Museum visits can provide memorable, immersive learning experiences that ignite the imagination. They are a form of art now, giving children dynamic opportunities to be exposed to novel experiences and cultures, customs, heritage, peoples, historical periods, and backgrounds in visually rich environments. Children can take ownership of their learning and spark their curiosities. This art-form gives a genuinely wholesome experience; a chance to connect the present with the past, and the future. Museums provide a space for reflection, experimentation, inspiration, interpretation, creativity and enjoyment, giving a broader understanding of time and space.
Therefore, it becomes imperative to bring museums into our curriculums in enjoyable and meaningful ways for our students. They need to be powerhouses instrumental to education rather than merely being display-houses. Children should relate to museums and their contents with joy and eagerness, rather than with awe and wonder. We need to make sure children have the same spring in their step and twinkle in their eyes as they do when visiting Disneyland or a Zoo.
Museum visits should be looked forward to. Even if the exhibits don’t attract them, children should be allowed to play around the premises. Their curiosities and boredom making them explorative; the environment always there to let them soak the ambience in and partake in the contextual mapping inadvertently. Such a visit gives an organic experience. Any information the children obtain is likely to include social, attitudinal, cognitive, and sensory associations which embed in their memory in a positive light. Any recollection of any facet of such a visit can facilitate the recall of the entire experience.
The local flavour…
In India, we can consider small, easily accessible local museums. Tedious, long-distance travel can be avoided. Such museums can highlight local history, folklore, art and crafts, flora and fauna, and mythology; concepts that children identify and are familiar with.
Many years ago, I was fascinated by one such unique museum in Slovenia dedicated to the craft of handmade laces. It came across as unusual because it recognises a 300-year-old tradition of bobbin lace making, indigenous to the small mercury mining town of Idrija. For decades, people have been taking pride in their local skill of intricately woven delicate laces that were a part of European royal households for centuries. Every June, workshops, demos, and competitions promote the town’s lace-making tradition and legacy.
We can have such a museum in Kashmir dedicated to the colourful kashida and Pashmina embroidery: the delicate thread work reflecting the life, customs, flora and fauna of the
local landscape. We can also have a mini-museum housed in tribal huts with Dhokra and wax figurines. Primitive simplicity and enchanting folk motifs using eco-friendly materials like beeswax, sand, and husk could connect children to the tribal craftsmen of Central India who have kept alive a 4000-year-old indigenous casting technique.

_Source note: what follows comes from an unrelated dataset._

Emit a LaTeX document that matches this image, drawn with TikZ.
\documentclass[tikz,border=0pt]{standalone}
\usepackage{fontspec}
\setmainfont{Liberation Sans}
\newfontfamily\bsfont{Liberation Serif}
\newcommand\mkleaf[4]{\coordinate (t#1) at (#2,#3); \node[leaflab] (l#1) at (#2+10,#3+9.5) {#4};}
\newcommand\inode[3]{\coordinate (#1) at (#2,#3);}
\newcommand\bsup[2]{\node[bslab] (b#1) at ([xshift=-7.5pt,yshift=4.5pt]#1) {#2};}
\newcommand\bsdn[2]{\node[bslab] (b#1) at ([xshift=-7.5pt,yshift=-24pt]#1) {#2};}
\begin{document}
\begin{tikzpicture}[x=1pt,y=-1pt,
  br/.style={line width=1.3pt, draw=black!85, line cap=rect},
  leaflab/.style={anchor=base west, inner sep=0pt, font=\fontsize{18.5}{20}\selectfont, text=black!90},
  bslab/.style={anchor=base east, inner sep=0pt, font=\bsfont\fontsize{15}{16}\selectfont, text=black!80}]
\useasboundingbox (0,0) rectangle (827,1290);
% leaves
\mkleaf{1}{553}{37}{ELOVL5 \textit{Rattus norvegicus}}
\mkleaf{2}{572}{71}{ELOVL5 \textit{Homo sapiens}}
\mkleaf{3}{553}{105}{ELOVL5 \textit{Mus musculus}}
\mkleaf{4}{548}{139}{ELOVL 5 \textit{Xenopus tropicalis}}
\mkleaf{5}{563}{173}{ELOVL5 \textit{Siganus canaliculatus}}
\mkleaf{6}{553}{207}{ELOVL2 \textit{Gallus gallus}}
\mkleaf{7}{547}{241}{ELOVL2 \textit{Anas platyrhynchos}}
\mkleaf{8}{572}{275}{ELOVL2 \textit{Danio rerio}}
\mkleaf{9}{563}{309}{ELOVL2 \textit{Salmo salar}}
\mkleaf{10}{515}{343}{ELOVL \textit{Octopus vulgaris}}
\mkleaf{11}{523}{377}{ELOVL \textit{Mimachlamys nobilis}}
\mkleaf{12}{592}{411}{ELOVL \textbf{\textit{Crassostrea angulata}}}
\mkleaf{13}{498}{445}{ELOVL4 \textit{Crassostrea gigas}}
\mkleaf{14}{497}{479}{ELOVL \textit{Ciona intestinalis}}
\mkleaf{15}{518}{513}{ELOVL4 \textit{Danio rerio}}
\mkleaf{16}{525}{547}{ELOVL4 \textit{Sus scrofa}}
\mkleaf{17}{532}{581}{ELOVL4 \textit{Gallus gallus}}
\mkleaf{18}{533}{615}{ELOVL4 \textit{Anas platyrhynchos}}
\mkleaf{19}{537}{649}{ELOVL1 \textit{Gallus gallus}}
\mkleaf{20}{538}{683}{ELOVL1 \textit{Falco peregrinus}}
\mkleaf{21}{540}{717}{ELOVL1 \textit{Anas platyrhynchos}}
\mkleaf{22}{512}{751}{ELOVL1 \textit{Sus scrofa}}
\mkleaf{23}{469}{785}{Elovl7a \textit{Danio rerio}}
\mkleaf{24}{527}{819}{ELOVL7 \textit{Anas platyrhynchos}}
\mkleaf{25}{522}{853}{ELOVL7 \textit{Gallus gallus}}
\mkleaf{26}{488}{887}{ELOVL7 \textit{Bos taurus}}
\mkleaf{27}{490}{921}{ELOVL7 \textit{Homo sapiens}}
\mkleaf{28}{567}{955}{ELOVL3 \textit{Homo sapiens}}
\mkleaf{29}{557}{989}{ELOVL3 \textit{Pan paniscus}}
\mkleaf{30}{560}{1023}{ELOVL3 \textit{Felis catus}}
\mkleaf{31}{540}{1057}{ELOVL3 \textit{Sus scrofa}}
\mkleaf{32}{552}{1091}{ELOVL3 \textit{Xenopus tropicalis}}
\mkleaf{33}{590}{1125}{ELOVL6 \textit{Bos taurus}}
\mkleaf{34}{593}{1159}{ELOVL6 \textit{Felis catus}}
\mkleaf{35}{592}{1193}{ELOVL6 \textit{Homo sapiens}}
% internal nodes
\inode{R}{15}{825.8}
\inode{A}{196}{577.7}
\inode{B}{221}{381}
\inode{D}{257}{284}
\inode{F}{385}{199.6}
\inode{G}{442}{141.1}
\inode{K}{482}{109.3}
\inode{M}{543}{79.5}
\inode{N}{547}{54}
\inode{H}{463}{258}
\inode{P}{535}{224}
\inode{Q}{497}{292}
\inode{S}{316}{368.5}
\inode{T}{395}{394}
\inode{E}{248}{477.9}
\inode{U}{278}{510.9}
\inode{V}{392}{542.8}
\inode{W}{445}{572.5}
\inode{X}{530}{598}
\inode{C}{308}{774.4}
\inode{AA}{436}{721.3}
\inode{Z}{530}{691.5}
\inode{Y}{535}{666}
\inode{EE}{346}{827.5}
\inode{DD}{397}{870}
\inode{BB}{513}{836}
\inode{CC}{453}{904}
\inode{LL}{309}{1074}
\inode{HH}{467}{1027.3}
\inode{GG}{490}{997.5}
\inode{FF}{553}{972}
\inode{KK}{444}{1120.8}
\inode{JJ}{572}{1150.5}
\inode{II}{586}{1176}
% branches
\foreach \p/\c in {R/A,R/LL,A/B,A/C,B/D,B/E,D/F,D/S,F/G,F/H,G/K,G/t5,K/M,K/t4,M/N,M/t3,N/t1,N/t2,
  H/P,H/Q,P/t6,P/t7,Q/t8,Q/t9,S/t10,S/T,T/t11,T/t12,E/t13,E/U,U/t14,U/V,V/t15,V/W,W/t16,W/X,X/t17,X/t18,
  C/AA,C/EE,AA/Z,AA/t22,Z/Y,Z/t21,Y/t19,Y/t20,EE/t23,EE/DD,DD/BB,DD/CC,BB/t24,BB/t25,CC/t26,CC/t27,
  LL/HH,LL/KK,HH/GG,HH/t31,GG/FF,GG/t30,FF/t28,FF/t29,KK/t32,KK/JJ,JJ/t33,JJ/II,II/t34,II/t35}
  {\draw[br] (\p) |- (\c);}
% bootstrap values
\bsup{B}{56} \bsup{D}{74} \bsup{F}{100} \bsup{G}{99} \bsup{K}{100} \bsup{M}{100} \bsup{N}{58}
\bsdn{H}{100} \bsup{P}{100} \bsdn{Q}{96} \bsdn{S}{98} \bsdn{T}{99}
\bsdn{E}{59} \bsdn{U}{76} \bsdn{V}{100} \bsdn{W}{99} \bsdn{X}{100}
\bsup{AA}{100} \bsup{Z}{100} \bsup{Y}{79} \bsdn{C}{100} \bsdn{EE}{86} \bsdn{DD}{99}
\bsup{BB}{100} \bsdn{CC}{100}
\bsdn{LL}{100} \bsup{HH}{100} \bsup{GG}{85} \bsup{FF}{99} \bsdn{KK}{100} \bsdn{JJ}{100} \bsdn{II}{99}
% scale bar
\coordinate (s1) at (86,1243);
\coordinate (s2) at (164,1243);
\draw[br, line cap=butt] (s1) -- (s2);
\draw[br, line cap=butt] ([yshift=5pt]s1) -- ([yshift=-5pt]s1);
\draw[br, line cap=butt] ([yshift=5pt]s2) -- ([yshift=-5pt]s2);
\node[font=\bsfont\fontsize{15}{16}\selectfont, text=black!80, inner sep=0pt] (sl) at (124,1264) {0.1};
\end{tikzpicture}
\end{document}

Our country has a rich tradition of art and artisans, crafts and craftsmen, folklore, and heritage in every corner. Children learn best through personal exploration and hands-on experiences. Curated museum visits by schools will foster partnerships and life long learning expeditions.
They can ask questions, make observations, reflect on experiences and draw their own conclusions. Senior children and teachers can also work as part-time guides during weekends to give children a sense of belonging to their local heritage, history, and culture.
An instrument of education…
Museum learning brings a proper understanding of subjects since it lets them experience things rather than memorise facts. Kids can be challenged to recreate paintings, sculptures and artefacts through creative role-plays and make-believe imitations using their bodies and simple props. They’ll have fun contorting themselves, clicking each other’s pics and posting them. Another fun activity could be giving each child 3-4 photos or pictures or postcards and letting them hunt for the objects and artefacts; like a treasure hunt. We need to let students take charge of their learning.
Textbooks should have better extra-curricular information boxes with locations and contextual links of places of heritage. Children can visit the places on vacation or take a virtual tour. For example, a link to a virtual tour of a museum in Bern, Switzerland, while studying Einstein’s physics theories can be a great addition to textbooks. The Bern museum oﬀers an account of Einstein’s genius and his ground-breaking discoveries, illustrating the history of the time, the horrors of the Holocaust and an e-tour of the exhibition space that houses 550 original objects replicas, films, photographs and animations.
This mode of experiential learning will pave the way for a multidisciplinary approach to concepts. The aforementioned activities can complement formal education. They satisfy both individuals’ and collectives’ needs, taking into account local cultural variations, economy, and society. Thus, learning in, and learning through museums can strengthen the pedagogic role of informal education spaces.